# Start of DATA

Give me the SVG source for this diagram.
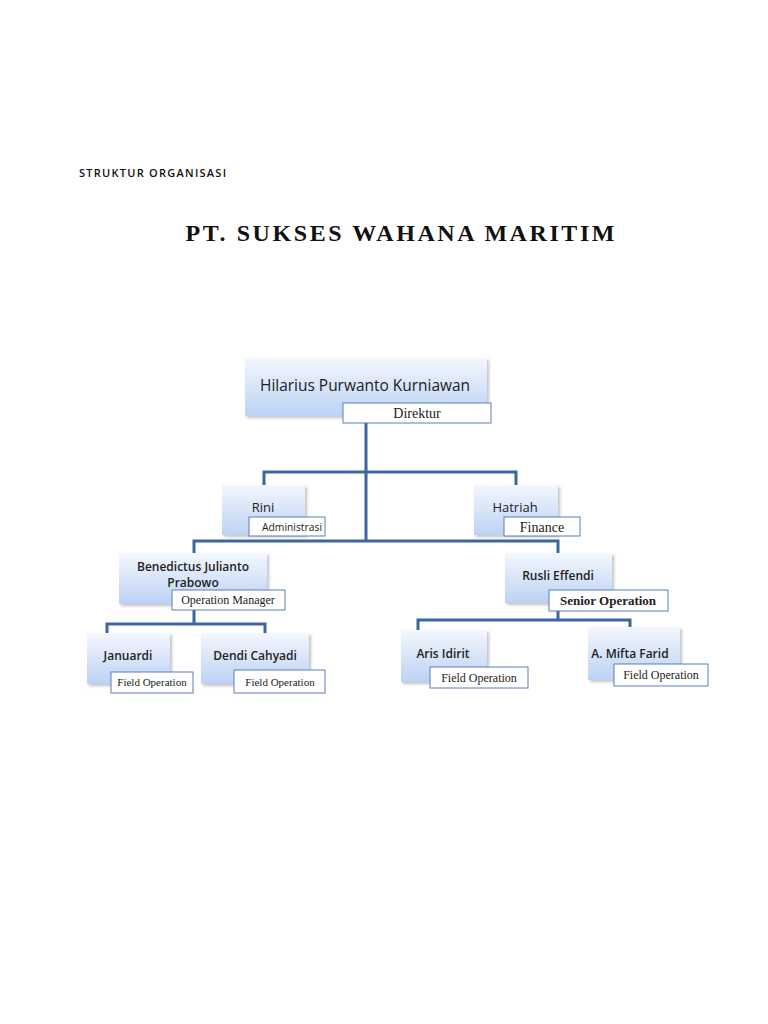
<svg xmlns="http://www.w3.org/2000/svg" width="768" height="1024" viewBox="0 0 768 1024">
<defs>
<linearGradient id="g" x1="0" y1="0" x2="0" y2="1"><stop offset="0" stop-color="#f4f7fd"/><stop offset="1" stop-color="#bcd2f4"/></linearGradient>
<filter id="sh" x="-10%" y="-10%" width="125%" height="130%"><feDropShadow dx="2" dy="2" stdDeviation="1.5" flood-color="#999" flood-opacity="0.6"/></filter>
</defs>
<style>
.n{fill:url(#g);filter:url(#sh)}
.l{fill:#fff;stroke:#5a7fb5;stroke-width:1}
.c{fill:none;stroke:#3c66a2;stroke-width:3}
.t{font-family:"Open Sans","Liberation Sans",sans-serif;font-weight:600;fill:#222;text-anchor:middle}
.r{font-weight:400}
.s{font-family:"Liberation Serif",serif;fill:#222;text-anchor:middle}
</style>
<rect width="768" height="1024" fill="#fff"/>
<text x="79" y="177" font-family="Open Sans,Liberation Sans,sans-serif" font-weight="600" font-size="11" fill="#111" textLength="147">STRUKTUR ORGANISASI</text>
<text x="400" y="241" font-family="Liberation Serif,serif" font-weight="bold" font-size="24" text-anchor="middle" fill="#111" textLength="429">PT. SUKSES WAHANA MARITIM</text>
<g id="connectors">
<path class="c" d="M366 423V541M264 485V472H516V485M194 553V541H558V553"/>
<path class="c" d="M194 610V624M107 633V624H265V633"/>
<path class="c" d="M558 611V620M418 630V620H630V627"/>
</g>
<g id="hilarius"><rect class="n" x="245" y="358" width="242" height="58"/><text class="t r" x="365" y="391" font-size="17" textLength="210" lengthAdjust="spacingAndGlyphs">Hilarius Purwanto Kurniawan</text><rect class="l" x="343" y="403" width="148" height="20"/><text class="s" x="417" y="418" font-size="14">Direktur</text></g>
<g id="rini"><rect class="n" x="222" y="485" width="83" height="50"/><text class="t r" x="263" y="512" font-size="13">Rini</text><rect class="l" x="249" y="517" width="76" height="19"/><text class="t r" x="292" y="531" font-size="11" textLength="60" lengthAdjust="spacingAndGlyphs">Administrasi</text></g>
<g id="hatriah"><rect class="n" x="474" y="485" width="84" height="50"/><text class="t r" x="515" y="512" font-size="13">Hatriah</text><rect class="l" x="504" y="517" width="76" height="19"/><text class="s" x="542" y="532" font-size="14">Finance</text></g>
<g id="benedictus"><rect class="n" x="119" y="553" width="148" height="51"/><text class="t" x="193" y="571" font-size="12">Benedictus Julianto</text><text class="t" x="193" y="587" font-size="12">Prabowo</text><rect class="l" x="172" y="590" width="113" height="20"/><text class="s" x="228" y="604" font-size="12">Operation Manager</text></g>
<g id="rusli"><rect class="n" x="505" y="553" width="107" height="50"/><text class="t" x="558" y="580" font-size="12">Rusli Effendi</text><rect class="l" x="549" y="590" width="119" height="21"/><text class="s" x="608" y="605" font-size="13" font-weight="bold">Senior Operation</text></g>
<g id="januardi"><rect class="n" x="87" y="633" width="83" height="51"/><text class="t" x="128" y="660" font-size="12">Januardi</text><rect class="l" x="111" y="672" width="82" height="21"/><text class="s" x="152" y="686" font-size="11">Field Operation</text></g>
<g id="dendi"><rect class="n" x="201" y="633" width="108" height="51"/><text class="t" x="255" y="660" font-size="12">Dendi Cahyadi</text><rect class="l" x="234" y="670" width="91" height="23"/><text class="s" x="280" y="686" font-size="11">Field Operation</text></g>
<g id="aris"><rect class="n" x="401" y="630" width="86" height="52"/><text class="t" x="443" y="658" font-size="12">Aris Idirit</text><rect class="l" x="430" y="667" width="98" height="21"/><text class="s" x="479" y="682" font-size="12">Field Operation</text></g>
<g id="mifta"><rect class="n" x="588" y="627" width="92" height="53"/><text class="t" x="630" y="658" font-size="12">A. Mifta Farid</text><rect class="l" x="614" y="664" width="94" height="22"/><text class="s" x="661" y="679" font-size="12">Field Operation</text></g>
</svg>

# End of DATA

Repeat all the data as it stands, dropping any images it holds.

Give me the SVG source for this diagram.
<svg xmlns="http://www.w3.org/2000/svg" width="768" height="1024" viewBox="0 0 768 1024">
<defs>
<linearGradient id="g" x1="0" y1="0" x2="0" y2="1"><stop offset="0" stop-color="#f4f7fd"/><stop offset="1" stop-color="#bcd2f4"/></linearGradient>
<filter id="sh" x="-10%" y="-10%" width="125%" height="130%"><feDropShadow dx="2" dy="2" stdDeviation="1.5" flood-color="#999" flood-opacity="0.6"/></filter>
</defs>
<style>
.n{fill:url(#g);filter:url(#sh)}
.l{fill:#fff;stroke:#5a7fb5;stroke-width:1}
.c{fill:none;stroke:#3c66a2;stroke-width:3}
.t{font-family:"Open Sans","Liberation Sans",sans-serif;font-weight:600;fill:#222;text-anchor:middle}
.r{font-weight:400}
.s{font-family:"Liberation Serif",serif;fill:#222;text-anchor:middle}
</style>
<rect width="768" height="1024" fill="#fff"/>
<text x="79" y="177" font-family="Open Sans,Liberation Sans,sans-serif" font-weight="600" font-size="11" fill="#111" textLength="147">STRUKTUR ORGANISASI</text>
<text x="400" y="241" font-family="Liberation Serif,serif" font-weight="bold" font-size="24" text-anchor="middle" fill="#111" textLength="429">PT. SUKSES WAHANA MARITIM</text>
<g id="connectors">
<path class="c" d="M366 423V541M264 485V472H516V485M194 553V541H558V553"/>
<path class="c" d="M194 610V624M107 633V624H265V633"/>
<path class="c" d="M558 611V620M418 630V620H630V627"/>
</g>
<g id="hilarius"><rect class="n" x="245" y="358" width="242" height="58"/><text class="t r" x="365" y="391" font-size="17" textLength="210" lengthAdjust="spacingAndGlyphs">Hilarius Purwanto Kurniawan</text><rect class="l" x="343" y="403" width="148" height="20"/><text class="s" x="417" y="418" font-size="14">Direktur</text></g>
<g id="rini"><rect class="n" x="222" y="485" width="83" height="50"/><text class="t r" x="263" y="512" font-size="13">Rini</text><rect class="l" x="249" y="517" width="76" height="19"/><text class="t r" x="292" y="531" font-size="11" textLength="60" lengthAdjust="spacingAndGlyphs">Administrasi</text></g>
<g id="hatriah"><rect class="n" x="474" y="485" width="84" height="50"/><text class="t r" x="515" y="512" font-size="13">Hatriah</text><rect class="l" x="504" y="517" width="76" height="19"/><text class="s" x="542" y="532" font-size="14">Finance</text></g>
<g id="benedictus"><rect class="n" x="119" y="553" width="148" height="51"/><text class="t" x="193" y="571" font-size="12">Benedictus Julianto</text><text class="t" x="193" y="587" font-size="12">Prabowo</text><rect class="l" x="172" y="590" width="113" height="20"/><text class="s" x="228" y="604" font-size="12">Operation Manager</text></g>
<g id="rusli"><rect class="n" x="505" y="553" width="107" height="50"/><text class="t" x="558" y="580" font-size="12">Rusli Effendi</text><rect class="l" x="549" y="590" width="119" height="21"/><text class="s" x="608" y="605" font-size="13" font-weight="bold">Senior Operation</text></g>
<g id="januardi"><rect class="n" x="87" y="633" width="83" height="51"/><text class="t" x="128" y="660" font-size="12">Januardi</text><rect class="l" x="111" y="672" width="82" height="21"/><text class="s" x="152" y="686" font-size="11">Field Operation</text></g>
<g id="dendi"><rect class="n" x="201" y="633" width="108" height="51"/><text class="t" x="255" y="660" font-size="12">Dendi Cahyadi</text><rect class="l" x="234" y="670" width="91" height="23"/><text class="s" x="280" y="686" font-size="11">Field Operation</text></g>
<g id="aris"><rect class="n" x="401" y="630" width="86" height="52"/><text class="t" x="443" y="658" font-size="12">Aris Idirit</text><rect class="l" x="430" y="667" width="98" height="21"/><text class="s" x="479" y="682" font-size="12">Field Operation</text></g>
<g id="mifta"><rect class="n" x="588" y="627" width="92" height="53"/><text class="t" x="630" y="658" font-size="12">A. Mifta Farid</text><rect class="l" x="614" y="664" width="94" height="22"/><text class="s" x="661" y="679" font-size="12">Field Operation</text></g>
</svg>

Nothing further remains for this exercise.